Harvard’s educational philosophy is—explicitly and otherwise—communal, even cooperative. We spend our time here in Houses and dining halls, with our blocking groups and advising tutors, networking away. On the one hand, our connections to others are probably the best thing we can take away from our time in college. Certainly J.K. Rowling agreed when she told Harvard seniors that what she wished them most of all at graduation was what she had herself: “The friends with whom I sat on graduation day have been my friends for life… at our graduation we were bound by enormous affection, by our shared experience of a time that could never come again, and, of course, by the knowledge that we held certain photographic evidence that would be exceptionally valuable if any of us ran for Prime Minister.” No matter how we pad our curricula vitae (or, better yet, shape our minds), our experience here is deeply defined by the community we live with: both its many flaws and its great beauty. (I hope.

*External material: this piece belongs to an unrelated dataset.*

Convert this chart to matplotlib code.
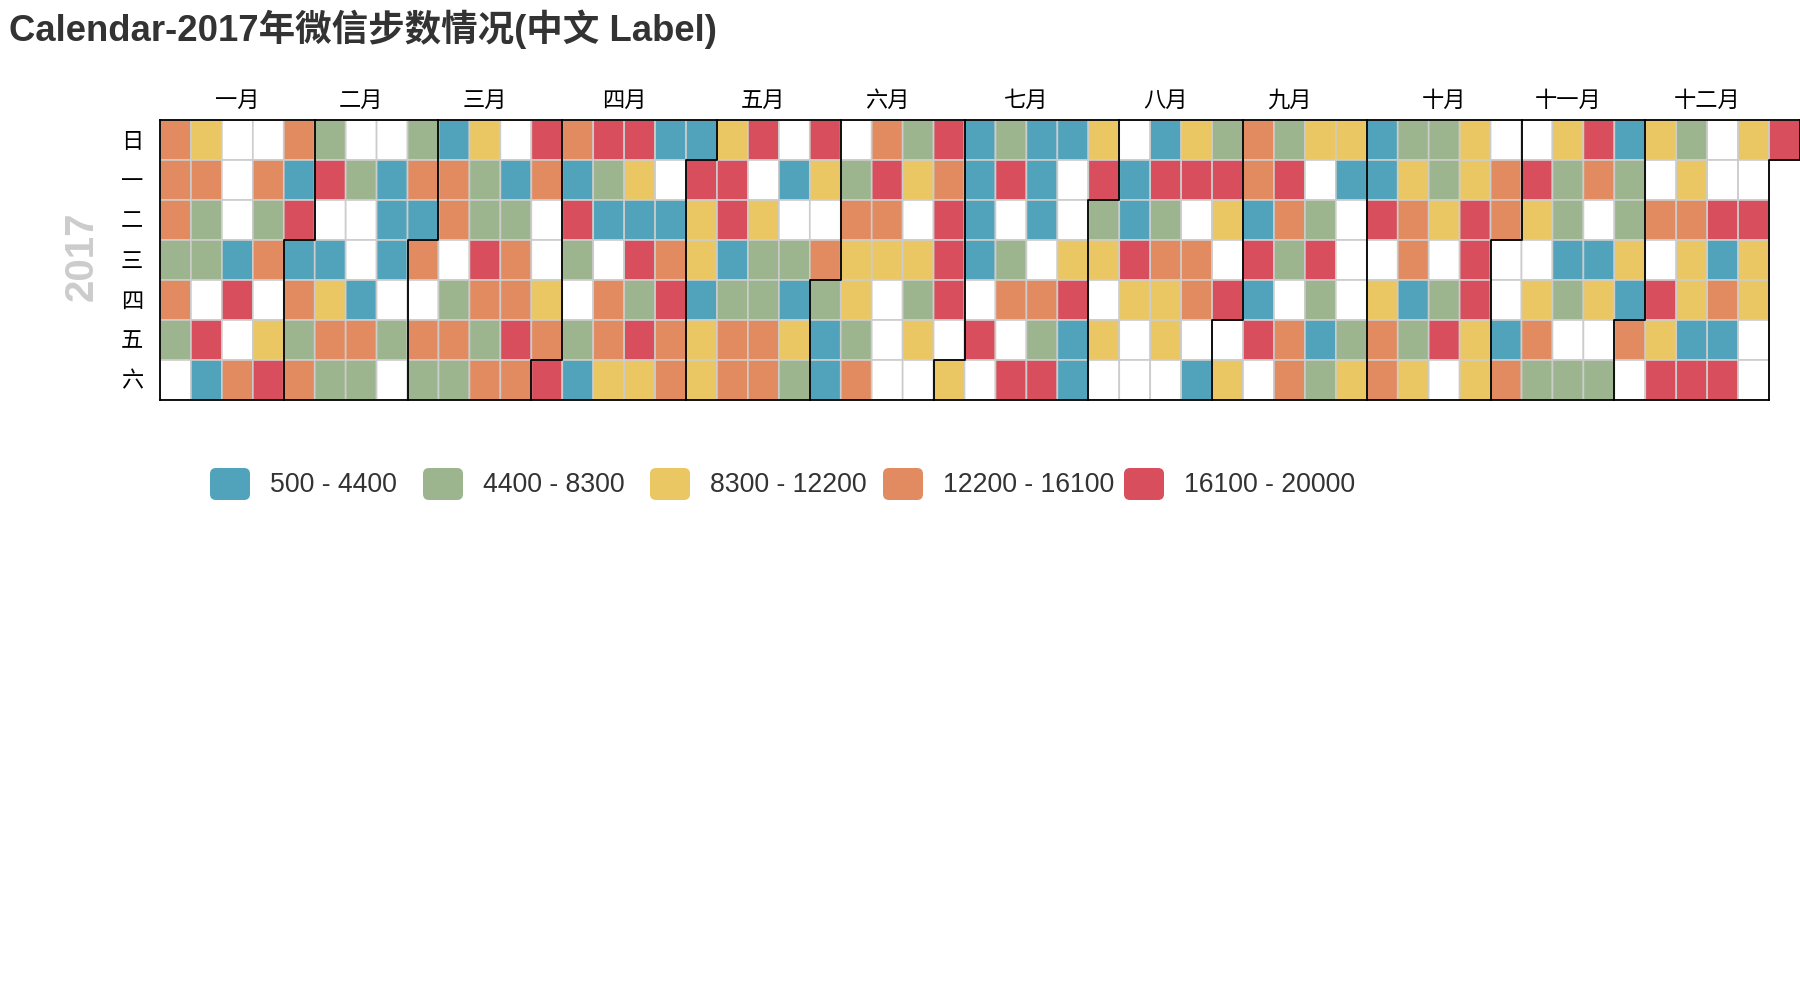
import numpy as np
import pandas as pd
import matplotlib
matplotlib.use("Agg")
import matplotlib.pyplot as plt
from matplotlib.colors import ListedColormap, BoundaryNorm
from matplotlib.patches import FancyBboxPatch

plt.rcParams['font.family'] = ['Liberation Sans', 'Noto Sans CJK SC', 'DejaVu Sans']

title = "Calendar-2017年微信步数情况(中文 Label)"
year = 2017
month_names = ["一月", "二月", "三月", "四月", "五月", "六月",
               "七月", "八月", "九月", "十月", "十一月", "十二月"]
day_names = ["日", "一", "二", "三", "四", "五", "六"]

# visualMap pieces
piece_labels = ["500 - 4400", "4400 - 8300", "8300 - 12200", "12200 - 16100", "16100 - 20000"]
piece_colors = ["#50a3ba", "#9db58e", "#eac763", "#e28a60", "#d94e5d"]

# daily step bucket, one letter per day
# B=500-4400  G=4400-8300  Y=8300-12200  O=12200-16100  R=16100-20000  W=out of range
jan = "OOOGOGW" "YOGGWRB" "WWWBRWO" "WOGOWYR" "OBR"
feb = "BOGO" "GRWBYOG" "WGWWBOG" "WBBBWGW" "GOB"
mar = "OWOG" "BOOWGOG" "YGGROGO" "WBGOORO" "ROWWYO"
apr = "R" "OBRGWGB" "RGBWOOY" "RYBRGRY" "BWBOROO" "B"
may = "RYYBYY" "YRRBGOO" "RWYGGOO" "WBWGBYG" "RYWO"
jun = "GBB" "WGOYYGO" "OROYWWW" "GYWYGYW" "RORRRW"
jul = "Y" "BBBBWRW" "GRWGOWR" "BBBWOGR" "BWWYRBB" "YR"
aug = "GYWYW" "WBBRYWW" "BRGOYYW" "YRWOOWB" "GRYWR"
sep = "WY" "OOBRBRW" "GROGWOO" "YWGRGBG" "YBWWWGY"
oct_ = "BBRWYOO" "GYOOBGY" "GGYWGRW" "YYRRRYY" "WOO"
nov = "WWBO" "WRYWYOG" "YGGBGWG" "ROWBYWG" "BGGYB"
dec = "OW" "YWOWRYR" "GYOYYBR" "WWRBOBR" "YWRYYWW" "R"

codes = jan + feb + mar + apr + may + jun + jul + aug + sep + oct_ + nov + dec
level_of = {"W": -1, "B": 0, "G": 1, "Y": 2, "O": 3, "R": 4}

dates = pd.date_range(f"{year}-01-01", f"{year}-12-31")
levels = np.array([level_of[c] for c in codes], dtype=float)


def week_pos(d):
    """(column, row) of a date, weeks starting on sunday"""
    first_wd = (pd.Timestamp(f"{year}-01-01").dayofweek + 1) % 7
    doy = (d - pd.Timestamp(f"{year}-01-01")).days
    return (doy + first_wd) // 7, (d.dayofweek + 1) % 7


cols = np.array([week_pos(d)[0] for d in dates])
rows = np.array([week_pos(d)[1] for d in dates])
ncol = cols.max() + 1

grid = np.full((7, ncol), np.nan)
grid[rows, cols] = levels
grid = np.ma.masked_invalid(grid)

fig = plt.figure(figsize=(18, 10), dpi=100)
W, H = 1800, 1000

ax = fig.add_axes([160 / W, 1 - 400 / H, 1640 / W, 280 / H])
cmap = ListedColormap(["#ffffff"] + piece_colors)
norm = BoundaryNorm(np.arange(-1.5, 5.5, 1), cmap.N)
ax.pcolor(np.arange(ncol + 1), np.arange(8), grid, cmap=cmap, norm=norm,
          edgecolors="#cccccc", linewidth=1.2)
ax.set_xlim(0, ncol)
ax.set_ylim(7, 0)
ax.axis("off")

# month split lines (start of each month + start of next year)
line_kw = dict(color="black", lw=1.3, clip_on=False, zorder=5)
for d in pd.date_range(f"{year}-01-01", periods=13, freq="MS"):
    c, r = week_pos(d)
    if r == 0:
        ax.plot([c, c], [0, 7], **line_kw)
    else:
        ax.plot([c + 1, c + 1, c, c], [0, r, r, 7], **line_kw)
top_start = cols[0] if rows[0] == 0 else cols[0] + 1
ax.plot([top_start, cols[-1] + 1], [0, 0], **line_kw)
ax.plot([cols[0], cols[-1] + (1 if rows[-1] == 6 else 0)], [7, 7], **line_kw)

# month labels centred over their weeks
for m in range(12):
    sel = dates.month == m + 1
    cx = (cols[sel].min() + cols[sel].max() + 1) / 2
    ax.text(cx, -0.47, month_names[m], ha="center", va="center", fontsize=16, color="#000")

for r, name in enumerate(day_names):
    ax.text(-0.9, r + 0.55, name, ha="center", va="center", fontsize=16, color="#000")

fig.text(82 / W, 1 - 256 / H, str(year), rotation=90, ha="center", va="center",
         fontsize=29, fontweight="bold", color="#cccccc")

fig.text(9 / W, 1 - 29 / H, title, ha="left", va="center", fontsize=26.3,
         fontweight="bold", color="#333333")

# legend
lax = fig.add_axes([0, 0, 1, 1])
lax.set_xlim(0, W)
lax.set_ylim(H, 0)
lax.axis("off")
swatch_x = [210, 423, 650, 883, 1124]
for x, lab, col in zip(swatch_x, piece_labels, piece_colors):
    lax.add_patch(FancyBboxPatch((x, 468), 40, 32, boxstyle="round,pad=0,rounding_size=6",
                                 fc=col, ec="none"))
    lax.text(x + 60, 485, lab, ha="left", va="center", fontsize=19.2, color="#333333")

fig.savefig("out.png", dpi=100, facecolor="white")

Otherwise, I may politely suggest that you might be Doing It Wrong.)

But like so many things of value, the key is in purposeful balance. I don’t actually mean to criticize “Harvard culture” here because culture is precisely about what we share, not the private choices of individuals. I also am not arguing that people should live individualistic lives or that they should be afraid to rely on each other. These mistakes may be even worse than relying on others too much, and life is complex and ironic enough that people are susceptible to both relying on others too little and too much at the same time.

But I have been pondering this complicated spectrum between communal and individual life from my freshman loneliness to my senior year restlessness, and the latter has made me realize that I’ve spent a lot of time absorbing the ethic of listening to and even leveraging my relationships with others and much less time contemplating how to make my own decisions. Some days, I can hardly choose a class or a paper topic or a time to eat dinner without asking the person next to me what they think. It’s not even about prolonged doubt of my own abilities as much as it is a knee-jerk reflex, the same kind of impulse as “isn’t there an app for that?”

It’s particularly ironic, in a way, because if I had taken some of my Harvard classes to heart just a little more, I would likely be better at self-direction. Philosophy and literature, two of my favorite subjects, are largely about how to live one’s own life well, and academic argumentation at its best is not just about convincing others, but also about thinking for oneself. I’d understood that intellectually all along, but only now—looming closer to departing to serve better my country and my kind—have I begun to really connect it to my everyday life.

Next year, and hopefully all the years of my life, I will have my blockmates, my friends, and the alumni network. The first two are wonderful and the last useful. But all the best guidance in the world is meaningless without one’s own self-direction. The big challenge is combining the two. Furthermore, precious as friendship and good advice are, they tend to be easier to find than internal-self assurance.

Lately, I think of a particularly stubborn Harvard graduate who rejected even the wisdom of his elders, scoffing: “They have told me nothing, and probably cannot tell me anything to the purpose. Here is life, an experiment to a great extent untried by me; but it does not avail me that they have tried it.” Life is, despite the best resources, an unpredictable life-long adventure with no external answer key. When I read his book in high school, I thought Henry David Thoreau, class of 1837, awfully strange for choosing to live alone in the woods for two years. But I can see now why he wanted to after graduating from Harvard—he was looking for the other half of his education.